WHAT YOU SHOULD DO
Copy all lines holding the word "this" from the entries.

DATA ROWS
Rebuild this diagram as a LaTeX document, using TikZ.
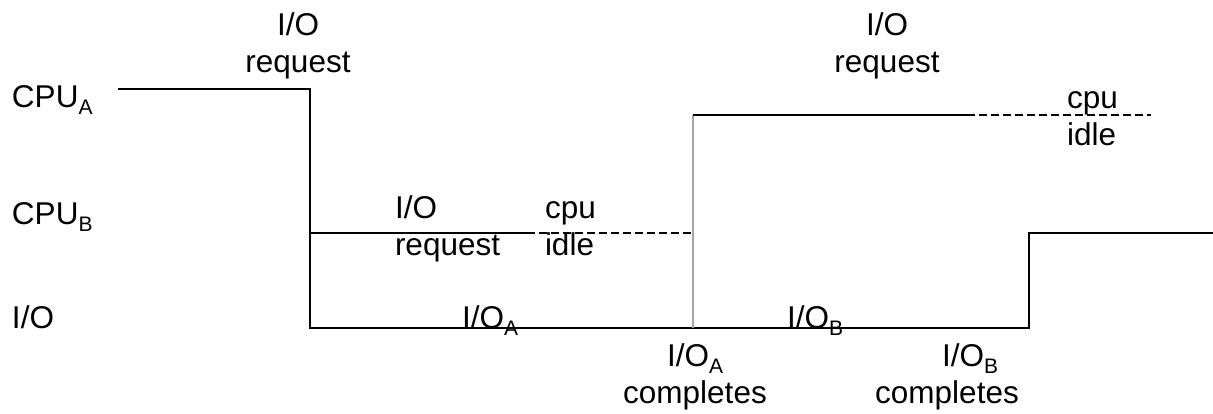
\documentclass[tikz,border=0pt]{standalone}
\usepackage{fontspec}
\setmainfont{Liberation Sans}
\definecolor{trackgray}{RGB}{165,165,165}
\newcommand{\lowsub}[1]{\raisebox{-7.5pt}{\fontsize{21}{21}\selectfont #1}}
\begin{document}
\begin{tikzpicture}[x=1pt,y=-1pt,
  every node/.style={inner sep=0pt,outer sep=0pt,font=\fontsize{31.5}{37}\selectfont},
  track/.style={line width=1.9pt,line join=miter},
  idletrack/.style={line width=1.6pt,dash pattern=on 8pt off 4pt},
  switchline/.style={line width=1.5pt,draw=trackgray}]
\useasboundingbox (0,0) rectangle (1213,413);

% row labels
\node[anchor=base west] (lcpua) at (12,107) {CPU\lowsub{A}};
\node[anchor=base west] (lcpub) at (12,224) {CPU\lowsub{B}};
\node[anchor=base west] (lio)   at (12,328) {I/O};

% time points on the tracks
\coordinate (a0) at (118,89);
\coordinate (a1) at (310,89);
\coordinate (b0) at (310,233);
\coordinate (b1) at (527,233);
\coordinate (b2) at (693,233);
\coordinate (io0) at (310,328);
\coordinate (ioa) at (693,328);
\coordinate (io1) at (1029,328);
\coordinate (b3) at (1029,233);
\coordinate (b4) at (1213,233);
\coordinate (a2) at (693,115);
\coordinate (a3) at (967,115);
\coordinate (a4) at (1151,115);

% A runs, then waits on I/O while B runs
\draw[track] (a0) -- (a1) -- (io0) -- (io1) -- (b3) -- (b4);
\draw[track] (b0) -- (b1);
\draw[idletrack] (b1) -- (b2);
% A resumes when its I/O completes
\draw[switchline] (ioa) -- (a2);
\draw[track] (a2) -- (a3);
\draw[idletrack] (a3) -- (a4);

% event labels (anchored on the baseline of their last line)
\node[anchor=base,align=center] (req1) at (298,72) {I/O\\request};
\node[anchor=base,align=center] (req2) at (887,72) {I/O\\request};
\node[anchor=base west,align=left] (req3) at (395,255) {I/O\\request};
\node[anchor=base west,align=left] (idle1) at (545,255) {cpu\\idle};
\node[anchor=base west,align=left] (idle2) at (1067,145) {cpu\\idle};
\node[anchor=base west] (ioalab) at (462,328) {I/O\lowsub{A}};
\node[anchor=base west] (ioblab) at (787,328) {I/O\lowsub{B}};
\node[anchor=base,align=center] (doneA) at (695,403) {I/O\lowsub{A}\\completes};
\node[anchor=base,align=center] (doneB) at (947,403) {\hspace*{46pt}I/O\lowsub{B}\\completes};
\end{tikzpicture}
\end{document}
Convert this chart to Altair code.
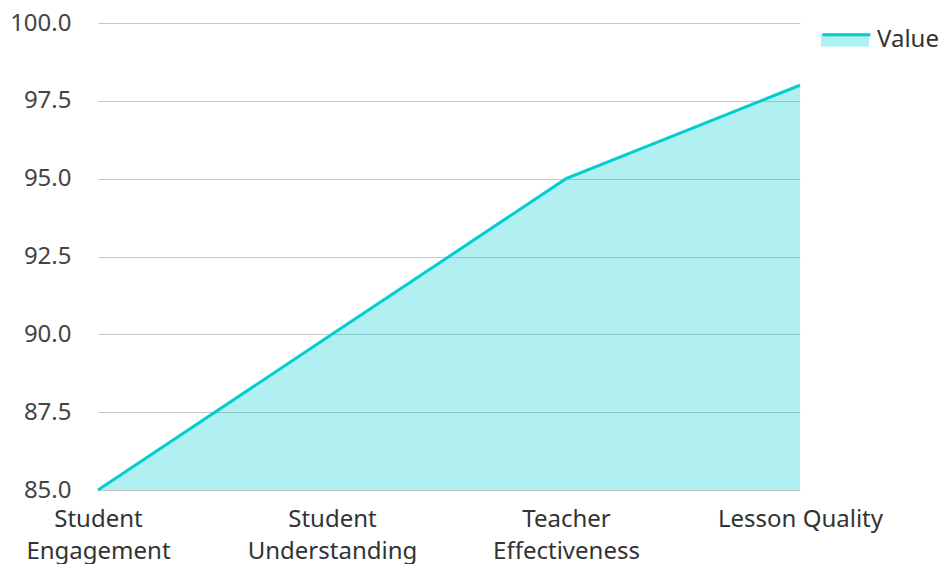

CORRECT OUTPUT
Rebuild this diagram as a LaTeX document, using TikZ.
Convert this chart to Altair code.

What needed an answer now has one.